Casella empowers the technique of “Zero-Sort Recycling.” Zero-Sort is the single bin recycling services that puts more of your discarded materials back into the world and less of it into the landfill. No sorting of recyclable material on your end makes recycling quick and easy. Just focus on filling the bin and Casella takes care of the rest.

Casella’s Zero-Sort facilities handle many types of recyclables including cardboard, paper, plastic, metal and class that is baled, remarketed and transformed into new products.

Casella Waste Systems was founded in 1975 as a single truck operation in Rutland, Vermont. Their existing footprint stems from a combination of organic growth and strategic acquisitions.

Until the late 1990’s, their growth was focused in the northeast United States with a mission to address our region’s waste management challenges intelligently, through an integrated solid waste platform, including waste collection, transfer, disposal, and recycling processing.

In late 1999, Casella acquired KTI, an integrated provider of waste processing services, and their footprint was extended to cover much of the eastern United States.
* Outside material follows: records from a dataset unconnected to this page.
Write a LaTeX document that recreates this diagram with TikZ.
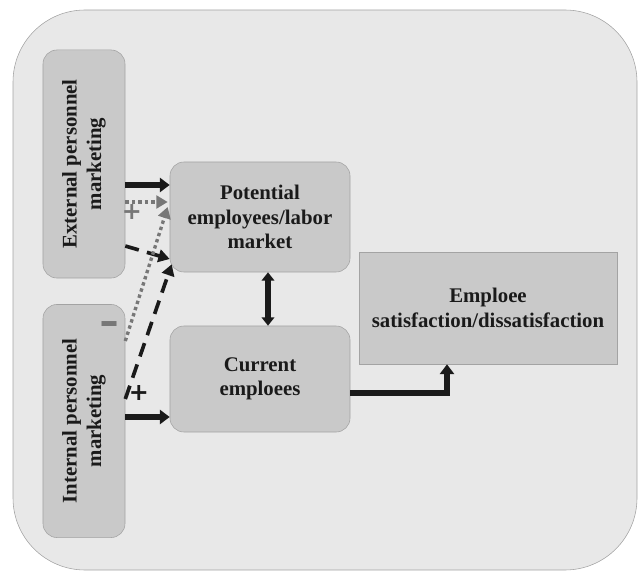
\documentclass[tikz,border=0pt]{standalone}
\usepackage{fontspec}
\setmainfont{Liberation Serif}
\newfontfamily\signfont{DejaVu Sans Bold}
\usetikzlibrary{arrows.meta,calc}
\definecolor{framefill}{HTML}{E8E8E8}
\definecolor{boxfill}{HTML}{C9C9C9}
\definecolor{edgegray}{HTML}{A3A3A3}
\definecolor{inkgray}{HTML}{777777}
\definecolor{ink}{HTML}{1A1A1A}
\begin{document}
\begin{tikzpicture}[x=0.025cm,y=-0.025cm]
\tikzset{box/.style = {draw=edgegray, fill=boxfill, rounded corners=0.35cm, align=center, text=ink,
    font=\bfseries\fontsize{14.8}{17.5}\selectfont, inner sep=2pt},
  solidarrow/.style = {draw=ink, line width=4pt, -{Triangle[length=7pt,width=10pt]}},
  dashedarrow/.style = {draw=ink, line width=2.6pt, dash pattern=on 10pt off 6pt, -{Triangle[length=8pt,width=9pt]}},
  dottedarrow/.style = {draw=inkgray, line width=2.4pt, dash pattern=on 2.4pt off 2.2pt, -{Triangle[length=8pt,width=9pt]}},
  sign/.style = {font=\signfont\fontsize{17}{17}\selectfont, inner sep=0pt}}
\useasboundingbox (0,0) rectangle (638,571);
\draw[draw=edgegray, fill=framefill, rounded corners=1.8cm] (13,10) rectangle (637,570);
\node[box, rotate=90, minimum width=5.7cm, minimum height=2.05cm] (ext) at (84,164) {External personnel\\marketing};
\node[box, rotate=90, minimum width=5.825cm, minimum height=2.05cm] (int) at (84,421) {Internal personnel\\marketing};
\node[box, minimum width=4.5cm, minimum height=2.75cm] (pot) at (260,217) {Potential\\employees/labor\\market};
\node[box, minimum width=4.5cm, minimum height=2.65cm] (cur) at (260,379) {Current\\emploees};
\node[box, rounded corners=0pt, minimum width=6.45cm, minimum height=2.8cm] (emp) at (488,308) {Emploee\\satisfaction/dissatisfaction};
\node[sign, text=inkgray] (plusext) at (132,212) {+};
\node[sign, text=inkgray] (minusint) at (110,330) {\scalebox{1}[1.8]{−}};
\node[sign, text=ink] (plusint) at (139,393) {+};
\draw[solidarrow] ($(ext.south)+(0,21)$) -- ($(pot.west)+(0,-32)$);
\draw[dottedarrow] ($(ext.south)+(0,38)$) -- ($(pot.west)+(-2,-15)$);
\draw[dashedarrow] ($(ext.south)+(0,82)$) -- ($(pot.west)+(0,42)$);
\draw[dottedarrow] ($(int.south)+(0,-80)$) -- ($(pot.west)+(-2,-10)$);
\draw[dashedarrow] ($(int.south)+(0,-22)$) -- ($(pot.south west)+(2,-8)$);
\draw[solidarrow] ($(int.south)+(0,-4)$) -- ($(cur.west)+(0,38)$);
\draw[draw=ink, line width=3.6pt, {Triangle[length=6pt,width=9pt]}-{Triangle[length=6pt,width=9pt]}] ($(pot.south)+(8,0)$) -- ($(cur.north)+(8,0)$);
\draw[solidarrow] ($(cur.east)+(0,14)$) -| ($(emp.south)+(-41,0)$);
\end{tikzpicture}
\end{document}
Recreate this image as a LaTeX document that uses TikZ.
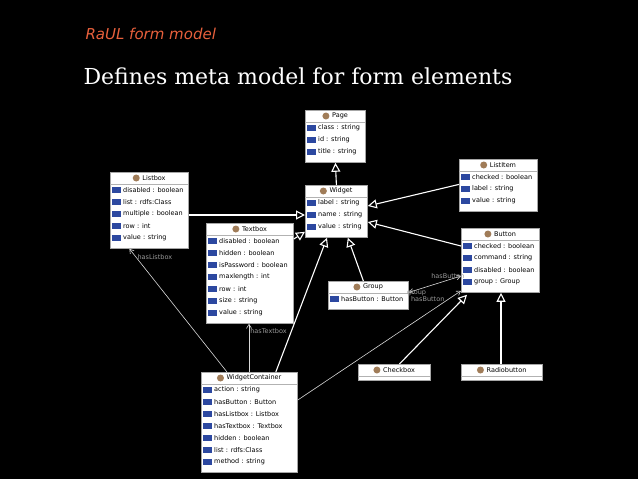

The KTI acquisition greatly expanded their expertise and assets in material processing.

In 2002, they recognized that additional in-market disposal capacity was required to meet a large, unmet need in the northeast. To develop capacity, they sought to differentiate ourselves in the solid waste market by linking recycling and other leading-edge resource transformation solutions to the solid waste disposal needs of municipalities.

Their SEED™ (Sustainable Environmental and Economic Development) program was conceived of and implemented as a framework to develop disposal capacity in a responsible manner in which the interests of all stakeholders are aligned. With the implementation of their SEED™ program, they have built sustainable infrastructure around their disposal projects that adds economic and environmental value beyond the traditional landfill model.

The concept of sustainability is not new to Casella. For over thirty years the foundation of their business has been built on managing and conserving environmental resources for their customers and communities in a viable economic model. In 1977, they built and opened the first recycling center in Vermont, an early implementation of an environmentally and socially sustainable component to their overall business model.

Today, Casella is leading the solid waste industry with an innovative business strategy that seeks to create sustainable value beyond the traditional disposal model. They view waste as a resource for producing renewable energy and a raw material for manufacturing new products.